_Aim of the exercise_:
Gather every line that includes the word "this", please.

>>>

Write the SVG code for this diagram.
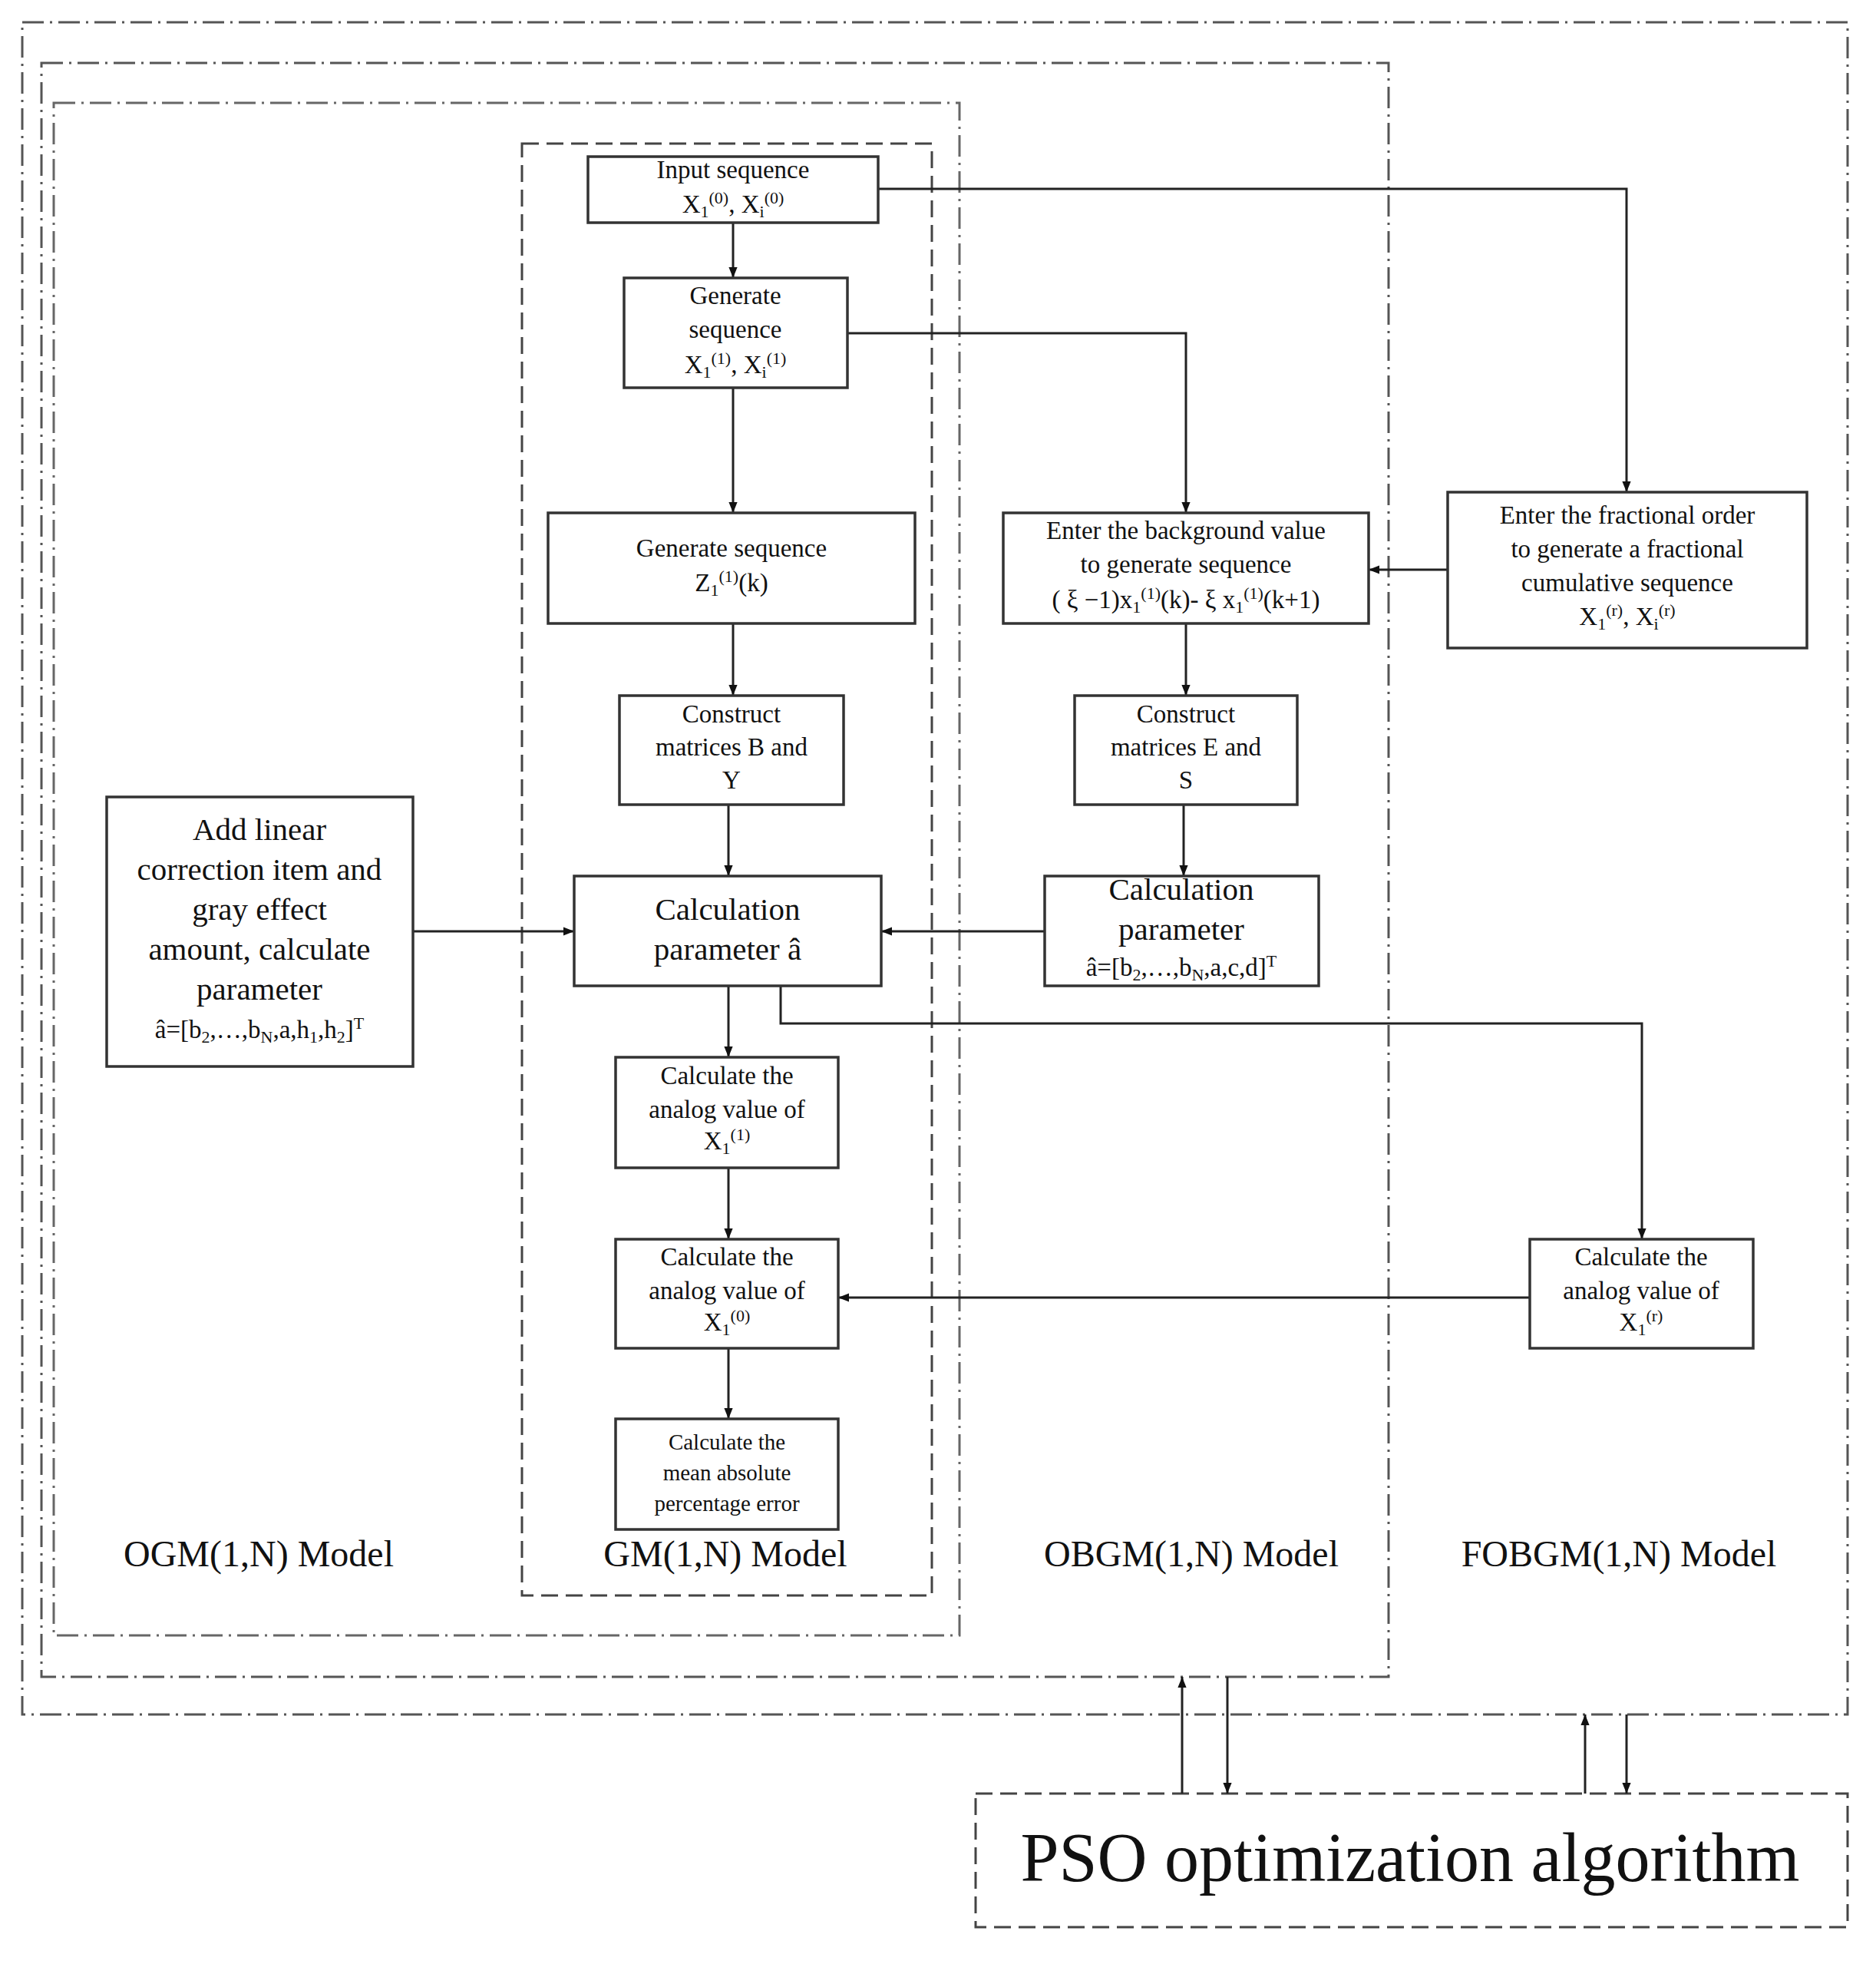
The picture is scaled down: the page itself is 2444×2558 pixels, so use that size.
<svg xmlns="http://www.w3.org/2000/svg" width="2444" height="2558" viewBox="0 0 2444 2558">
<style>
.n{fill:#fff;stroke:#333;stroke-width:3.5}
.t{font-family:"Liberation Serif",serif;font-size:33px;fill:#111;text-anchor:middle}
.b{font-size:41px}
.s{font-size:22px}
.f{fill:none;stroke-width:3}
.c{fill:none;stroke:#222;stroke-width:3}
.lab{font-family:"Liberation Serif",serif;font-size:48px;fill:#111;text-anchor:middle}
</style>
<defs><marker id="a" viewBox="0 0 10 10" refX="10" refY="5" markerWidth="7" markerHeight="7" markerUnits="userSpaceOnUse" orient="auto"><path d="M0,0L10,5L0,10z" fill="#111"/></marker>
<marker id="h" viewBox="0 0 10 10" refX="10" refY="5" markerWidth="14" markerHeight="14" orient="auto" markerUnits="userSpaceOnUse"><path d="M0,1L10,5L0,9z" fill="#111"/></marker></defs>
<g id="frames">
<rect x="29" y="29" width="2378" height="2204" class="f" stroke="#555" stroke-dasharray="28 8 3 8"/>
<rect x="54" y="82" width="1755" height="2102" class="f" stroke="#555" stroke-dasharray="28 8 3 8"/>
<rect x="70" y="134" width="1180" height="1996" class="f" stroke="#666" stroke-dasharray="28 8 3 8"/>
<rect x="680" y="187" width="534" height="1891" class="f" stroke="#444" stroke-dasharray="22 10"/>
<rect x="1271" y="2336" width="1136" height="174" class="f" stroke="#444" stroke-dasharray="22 10"/>
</g>
<g id="labels">
<text class="lab" x="337" y="2040">OGM(1,N) Model</text>
<text class="lab" x="945" y="2040">GM(1,N) Model</text>
<text class="lab" x="1552" y="2040">OBGM(1,N) Model</text>
<text class="lab" x="2109" y="2040">FOBGM(1,N) Model</text>
<text class="lab" x="1837" y="2450" style="font-size:90px">PSO optimization algorithm</text>
</g>
<g id="connectors">
<path class="c" d="M955,290V362" marker-end="url(#h)"/>
<path class="c" d="M955,505V668" marker-end="url(#h)"/>
<path class="c" d="M1144,246H2119V641" marker-end="url(#h)"/>
<path class="c" d="M1104,434H1545V668" marker-end="url(#h)"/>
<path class="c" d="M1886,742H1783" marker-end="url(#h)"/>
<path class="c" d="M1545,812V906" marker-end="url(#h)"/>
<path class="c" d="M1542,1048V1141" marker-end="url(#h)"/>
<path class="c" d="M1361,1213H1148" marker-end="url(#h)"/>
<path class="c" d="M538,1213H748" marker-end="url(#h)"/>
<path class="c" d="M955,812V906" marker-end="url(#h)"/>
<path class="c" d="M949,1048V1141" marker-end="url(#h)"/>
<path class="c" d="M949,1284V1377" marker-end="url(#h)"/>
<path class="c" d="M1017,1284V1333H2139V1614" marker-end="url(#h)"/>
<path class="c" d="M1993,1690H1092" marker-end="url(#h)"/>
<path class="c" d="M949,1521V1614" marker-end="url(#h)"/>
<path class="c" d="M949,1756V1848" marker-end="url(#h)"/>
<path class="c" d="M1540,2336V2184" marker-end="url(#h)"/>
<path class="c" d="M1599,2184V2336" marker-end="url(#h)"/>
<path class="c" d="M2065,2336V2233" marker-end="url(#h)"/>
<path class="c" d="M2119,2233V2336" marker-end="url(#h)"/>
</g>
<g id="input"><rect class="n" x="766" y="204" width="378" height="86"/>
<text class="t" x="955" y="232">Input sequence</text>
<text class="t" x="955" y="277">X<tspan class="s" dy="6">1</tspan><tspan class="s" dy="-18">(0)</tspan><tspan dy="12">, X</tspan><tspan class="s" dy="6">i</tspan><tspan class="s" dy="-18">(0)</tspan></text></g>
<g id="gen1"><rect class="n" x="813" y="362" width="291" height="143"/>
<text class="t" x="958" y="396">Generate</text><text class="t" x="958" y="440">sequence</text>
<text class="t" x="958" y="486">X<tspan class="s" dy="6">1</tspan><tspan class="s" dy="-18">(1)</tspan><tspan dy="12">, X</tspan><tspan class="s" dy="6">i</tspan><tspan class="s" dy="-18">(1)</tspan></text></g>
<g id="genz"><rect class="n" x="714" y="668" width="478" height="144"/>
<text class="t" x="953" y="725">Generate sequence</text>
<text class="t" x="953" y="770">Z<tspan class="s" dy="6">1</tspan><tspan class="s" dy="-18">(1)</tspan><tspan dy="12">(k)</tspan></text></g>
<g id="consb"><rect class="n" x="807" y="906" width="292" height="142"/>
<text class="t" x="953" y="941">Construct</text><text class="t" x="953" y="984">matrices B and</text><text class="t" x="953" y="1027">Y</text></g>
<g id="calca"><rect class="n" x="748" y="1141" width="400" height="143"/>
<text class="t b" x="948" y="1198">Calculation</text><text class="t b" x="948" y="1250">parameter â</text></g>
<g id="calc1"><rect class="n" x="802" y="1377" width="290" height="144"/>
<text class="t" x="947" y="1412">Calculate the</text><text class="t" x="947" y="1456">analog value of</text>
<text class="t" x="947" y="1497">X<tspan class="s" dy="6">1</tspan><tspan class="s" dy="-18">(1)</tspan></text></g>
<g id="calc0"><rect class="n" x="802" y="1614" width="290" height="142"/>
<text class="t" x="947" y="1648">Calculate the</text><text class="t" x="947" y="1692">analog value of</text>
<text class="t" x="947" y="1733">X<tspan class="s" dy="6">1</tspan><tspan class="s" dy="-18">(0)</tspan></text></g>
<g id="mape"><rect class="n" x="802" y="1848" width="290" height="144"/>
<text class="t" x="947" y="1888" style="font-size:29px">Calculate the</text><text class="t" x="947" y="1928" style="font-size:29px">mean absolute</text><text class="t" x="947" y="1968" style="font-size:29px">percentage error</text></g>
<g id="addlin"><rect class="n" x="139" y="1038" width="399" height="351"/>
<text class="t b" x="338" y="1094">Add linear</text><text class="t b" x="338" y="1146">correction item and</text>
<text class="t b" x="338" y="1198">gray effect</text><text class="t b" x="338" y="1250">amount, calculate</text><text class="t b" x="338" y="1302">parameter</text>
<text class="t" x="338" y="1352">â=[b<tspan class="s" dy="6">2</tspan><tspan dy="-6">,…,b</tspan><tspan class="s" dy="6">N</tspan><tspan dy="-6">,a,h</tspan><tspan class="s" dy="6">1</tspan><tspan dy="-6">,h</tspan><tspan class="s" dy="6">2</tspan><tspan dy="-6">]</tspan><tspan class="s" dy="-12">T</tspan></text></g>
<g id="bg"><rect class="n" x="1307" y="668" width="476" height="144"/>
<text class="t" x="1545" y="702">Enter the background value</text><text class="t" x="1545" y="746">to generate sequence</text>
<text class="t" x="1545" y="792">( ξ −1)x<tspan class="s" dy="6">1</tspan><tspan class="s" dy="-18">(1)</tspan><tspan dy="12">(k)- ξ x</tspan><tspan class="s" dy="6">1</tspan><tspan class="s" dy="-18">(1)</tspan><tspan dy="12">(k+1)</tspan></text></g>
<g id="conse"><rect class="n" x="1400" y="906" width="290" height="142"/>
<text class="t" x="1545" y="941">Construct</text><text class="t" x="1545" y="984">matrices E and</text><text class="t" x="1545" y="1027">S</text></g>
<g id="calcob"><rect class="n" x="1361" y="1141" width="357" height="143"/>
<text class="t b" x="1539" y="1172">Calculation</text><text class="t b" x="1539" y="1224">parameter</text>
<text class="t" x="1539" y="1271">â=[b<tspan class="s" dy="6">2</tspan><tspan dy="-6">,…,b</tspan><tspan class="s" dy="6">N</tspan><tspan dy="-6">,a,c,d]</tspan><tspan class="s" dy="-12">T</tspan></text></g>
<g id="frac"><rect class="n" x="1886" y="641" width="468" height="203"/>
<text class="t" x="2120" y="682">Enter the fractional order</text><text class="t" x="2120" y="726">to generate a fractional</text>
<text class="t" x="2120" y="770">cumulative sequence</text>
<text class="t" x="2120" y="814">X<tspan class="s" dy="6">1</tspan><tspan class="s" dy="-18">(r)</tspan><tspan dy="12">, X</tspan><tspan class="s" dy="6">i</tspan><tspan class="s" dy="-18">(r)</tspan></text></g>
<g id="calcr"><rect class="n" x="1993" y="1614" width="291" height="142"/>
<text class="t" x="2138" y="1648">Calculate the</text><text class="t" x="2138" y="1692">analog value of</text>
<text class="t" x="2138" y="1733">X<tspan class="s" dy="6">1</tspan><tspan class="s" dy="-18">(r)</tspan></text></g>
</svg>
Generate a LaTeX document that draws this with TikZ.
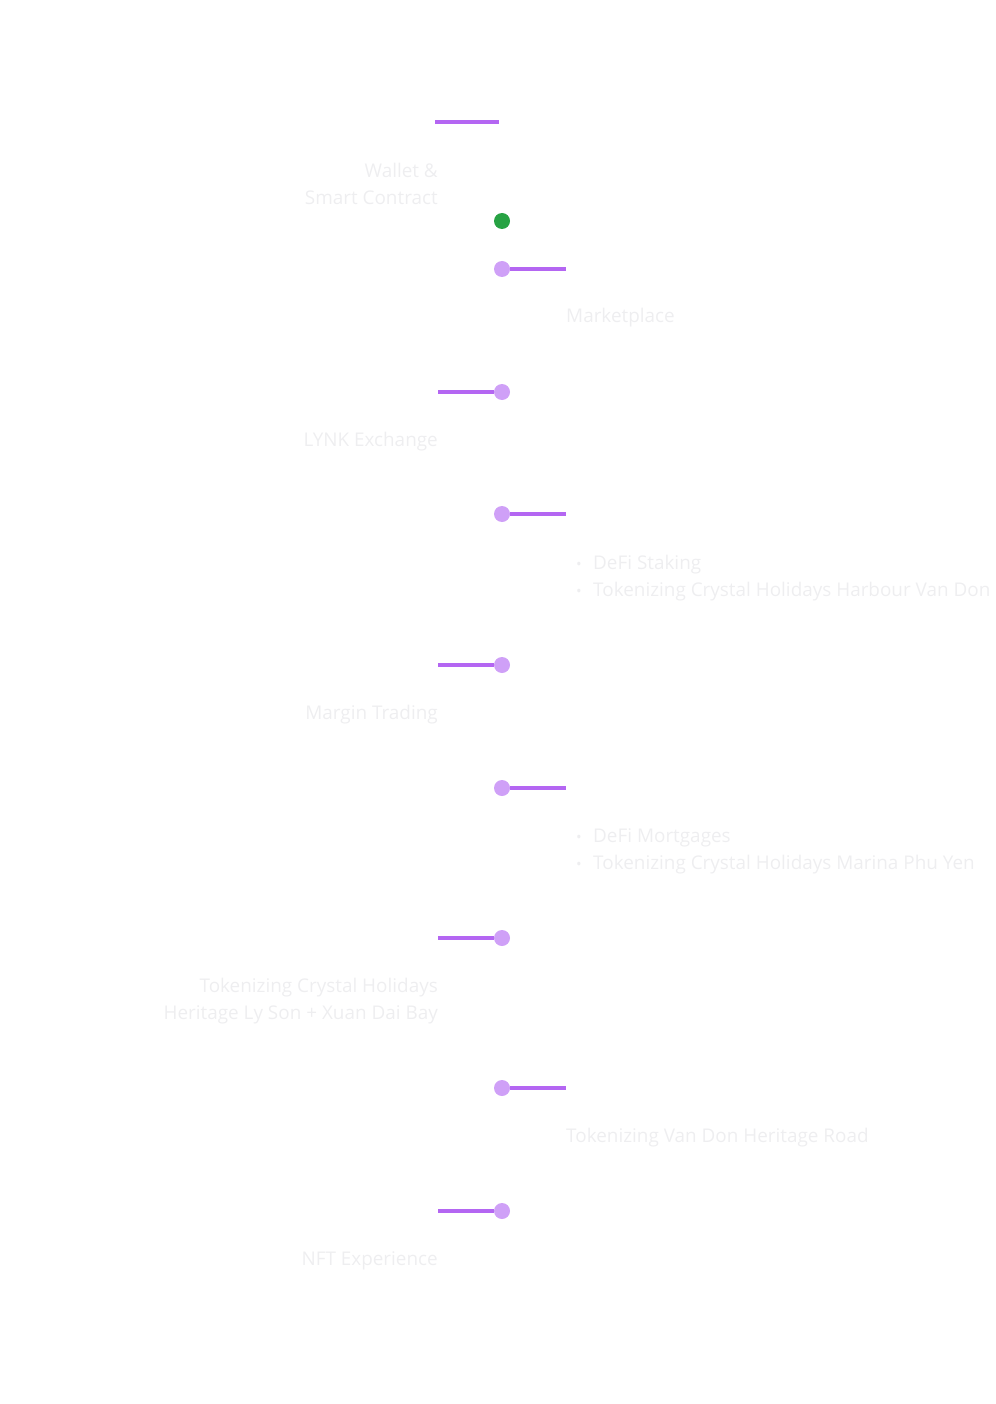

<<<

_Problem solution_:
Write the SVG code for this diagram.
Generate a LaTeX document that draws this with TikZ.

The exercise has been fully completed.